LONDON - The European Union's ambition to lead the fight against climate change faces a setback as its target of rolling out full-scale carbon capture and storage plants by 2015 is increasingly seen by experts as unrealistic.

The EU may not have any low-carbon coal plants built by 2015, under a target to trial up to 12 commercial-scale carbon capture and storage (CCS) plants by then, as governments turn off the finance taps in response to global recession.

As G20 leaders meet in Pittsburgh this week to discuss moves to combat global warming, the EU is under pressure to keep up the momentum of its ambitious climate goals.

The likelihood of the EU reaching its target is vanishingly small. If they achieved five (plants) by 2015 and 10 by 2020 it would probably be a minor miracle, David Reiner at Cambridge University's Judge Business School told Reuters.

A spokesman for the EU Commission was more upbeat.

In our view, we can be rather confident that it is feasible ... if the current momentum is kept and if member states and European industry commit the necessary resources in line with their various public statements to date, he told Reuters.

CCS captures CO2 from the exhaust gases of power plants and stores it underground. It is considered vital because high-carbon coal is the world's cheapest source of energy, but also the biggest single contributor to climate change.

E.ON AG said this month that fitting CCS to a new coal plant in southern England, expected by 2016, depended on winning a UK competition for funding, and full operation of the CCS unit would be some time after that.

It is not only Europe that is dragging its heels -- no commercial-scale plant is being built yet anywhere worldwide.

A plant will take about four years to build, after a permitting process which will likely take several years, energy executives said.

We will not have (any) CCS plants operating in the EU in 2015, said an adviser to the EU Commission under condition of anonymity.

The plants will cost about $1 billion more to build than a normal coal plant, but no incentives are yet in place.

One EU plan is for CCS operators to be awarded about 4 billion euros ($5.89 billion) in grants from sales of pollution rights to industry, under the third trading phase of the EU emissions trading scheme (EU ETS) from 2013-2020.

But the EU has its hands full on that front as well as several member states are wrangling over carbon emissions quotas, after a ruling on Wednesday against the EU Commission called its authority into question, further knocking its credibility in the fight against climate change.

INCENTIVES

The bloc may also allocate 1.2 billion euros in CCS funds under its green economic recovery spending.

Incentives linked to the emissions trading scheme will only materialize in phase three (of the EU ETS), from 2013 onwards.
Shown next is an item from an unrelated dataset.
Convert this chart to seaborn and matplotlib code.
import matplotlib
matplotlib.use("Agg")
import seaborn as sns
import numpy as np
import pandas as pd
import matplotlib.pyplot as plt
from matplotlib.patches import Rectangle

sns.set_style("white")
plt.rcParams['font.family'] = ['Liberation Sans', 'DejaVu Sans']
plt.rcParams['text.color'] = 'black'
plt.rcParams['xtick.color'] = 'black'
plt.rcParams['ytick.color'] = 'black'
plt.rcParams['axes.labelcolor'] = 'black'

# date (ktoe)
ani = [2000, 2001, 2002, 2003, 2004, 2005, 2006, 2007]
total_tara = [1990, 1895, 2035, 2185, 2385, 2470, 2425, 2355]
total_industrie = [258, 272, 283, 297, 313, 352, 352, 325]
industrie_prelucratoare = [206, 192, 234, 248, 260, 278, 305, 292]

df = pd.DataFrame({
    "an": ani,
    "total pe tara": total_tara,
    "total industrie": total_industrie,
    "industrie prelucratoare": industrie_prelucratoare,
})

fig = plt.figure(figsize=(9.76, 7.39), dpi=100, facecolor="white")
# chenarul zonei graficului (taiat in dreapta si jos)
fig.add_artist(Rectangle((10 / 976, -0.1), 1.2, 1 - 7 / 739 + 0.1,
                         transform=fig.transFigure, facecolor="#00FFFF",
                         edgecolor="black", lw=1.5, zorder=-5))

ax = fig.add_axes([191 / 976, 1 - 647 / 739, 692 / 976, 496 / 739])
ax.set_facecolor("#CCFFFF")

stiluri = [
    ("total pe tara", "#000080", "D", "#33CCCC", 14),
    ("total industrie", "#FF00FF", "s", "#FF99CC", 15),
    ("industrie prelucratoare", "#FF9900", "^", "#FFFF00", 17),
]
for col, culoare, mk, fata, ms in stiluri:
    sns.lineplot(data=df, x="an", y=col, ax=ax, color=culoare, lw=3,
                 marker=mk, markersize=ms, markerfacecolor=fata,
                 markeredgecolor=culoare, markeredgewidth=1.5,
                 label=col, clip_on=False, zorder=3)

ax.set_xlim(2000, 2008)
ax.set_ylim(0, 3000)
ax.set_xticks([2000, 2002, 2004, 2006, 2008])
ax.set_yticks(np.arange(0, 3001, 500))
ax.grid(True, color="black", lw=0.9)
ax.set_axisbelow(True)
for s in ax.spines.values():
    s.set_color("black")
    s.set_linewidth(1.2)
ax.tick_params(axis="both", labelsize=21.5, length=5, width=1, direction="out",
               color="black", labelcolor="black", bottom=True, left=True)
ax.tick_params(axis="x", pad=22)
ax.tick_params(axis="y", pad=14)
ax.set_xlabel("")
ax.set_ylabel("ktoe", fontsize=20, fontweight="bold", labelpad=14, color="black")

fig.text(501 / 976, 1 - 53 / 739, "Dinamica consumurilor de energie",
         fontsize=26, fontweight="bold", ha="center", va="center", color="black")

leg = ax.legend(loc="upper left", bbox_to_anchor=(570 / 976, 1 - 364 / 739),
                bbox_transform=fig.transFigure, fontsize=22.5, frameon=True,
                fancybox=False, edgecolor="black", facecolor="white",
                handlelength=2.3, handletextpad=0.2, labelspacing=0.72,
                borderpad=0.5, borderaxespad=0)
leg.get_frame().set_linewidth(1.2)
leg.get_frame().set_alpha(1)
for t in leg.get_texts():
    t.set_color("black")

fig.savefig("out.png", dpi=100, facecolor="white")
If you add construction time, say 4 years, you could realistically be in operation by 2017, the EU adviser added.

Projects will be built marginally faster elsewhere in the world than in Europe, said Jesse Scott at climate think-tank E3G in Brussels.

The U.S. FutureGen's 275 megawatt coal-fired plant with CCS in Illinois, and Hydrogen Energy's 390 MW project in California are tipped to be ready by 2015, analysts said.
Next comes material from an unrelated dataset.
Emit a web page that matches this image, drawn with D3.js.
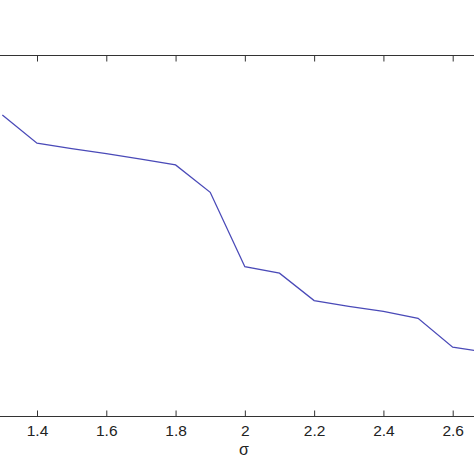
<!DOCTYPE html>
<html>
<body style="margin:0">
    <style>
        body {
            font: 15px "Liberation Sans", Arial, sans-serif;
            background: #fff;
        }
        .axis path, .axis line {
            stroke: #333;
        }
        .axis text {
            font: 15.5px "Liberation Sans", Arial, sans-serif;
            fill: #222;
        }
    </style>

    <script src="https://d3js.org/d3.v7.min.js"></script>

    <script>

var sigma = [1.3, 1.4, 1.5, 1.6, 1.7, 1.8, 1.9, 2.0, 2.1, 2.2, 2.3, 2.4, 2.5, 2.6, 2.7]
var values = [0.835, 0.757, 0.742, 0.728, 0.713, 0.697, 0.621, 0.415, 0.397, 0.321, 0.305, 0.291, 0.272, 0.192, 0.178]
var xTicks = [1.4, 1.6, 1.8, 2.0, 2.2, 2.4, 2.6]

var width = 474,
    height = 474;

var svg = d3.select("body")
    .append("svg")
    .attr("width", width)
    .attr("height", height)

// axes box runs off both sides of the picture
var x = d3.scaleLinear()
    .domain([1.4, 2.6])
    .range([37, 452.7])

var y = d3.scaleLinear()
    .domain([0, 1])
    .range([416.5, 55.5])

var yTop = y(1), yBottom = y(0);

svg.append("g")
    .attr("class", "axis")
    .attr("transform", "translate(0," + yBottom + ")")
    .call(d3.axisBottom(x)
        .tickValues(xTicks)
        .tickSizeInner(-6)
        .tickSizeOuter(0)
        .tickPadding(8)
        .tickFormat(d3.format("")))
    .call(function(g) { g.select(".domain").attr("d", "M-200,0H700"); })

svg.append("g")
    .attr("class", "axis")
    .attr("transform", "translate(0," + yTop + ")")
    .call(d3.axisTop(x)
        .tickValues(xTicks)
        .tickSizeInner(-6)
        .tickSizeOuter(0)
        .tickFormat(""))
    .call(function(g) { g.select(".domain").attr("d", "M-200,0H700"); })

svg.append("text")
    .attr("x", x(2.0) - 1)
    .attr("y", 455)
    .attr("text-anchor", "middle")
    .style("font", "16px 'Liberation Sans', Arial, sans-serif")
    .style("fill", "#222")
    .text("σ")

var line = d3.line()
    .x(function(d, i) { return x(sigma[i]); })
    .y(function(d) { return y(d); })

svg.append("path")
    .datum(values)
    .attr("d", line)
    .attr("fill", "none")
    .attr("stroke", "#4a4ab8")
    .attr("stroke-width", 1.3)

    </script>
</body>
</html>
Europe's best bet is Vattenfall's 385 MW unit at its Jaenschwalde power plant in Germany, planned for 2015.

The British government has promised support for up to four 300-400 megawatt schemes, with the first operational by 2014, but the winner of the competition has not yet been announced.

If the (EU) goal is to be met or even approached, several other states will have to step up, said Mark Taylor, lead CCS analyst at New Energy Finance.

More support from the 27-nation bloc's member states, along with private money, is essential to kick-start as many different technologies and in as many environments as possible.

Unless the UK really delivers on its commitment to four CCS plants and Germany and the Netherlands both deliver more than one demo plant it is difficult to get the math to work out, Cambridge University's Reiner said.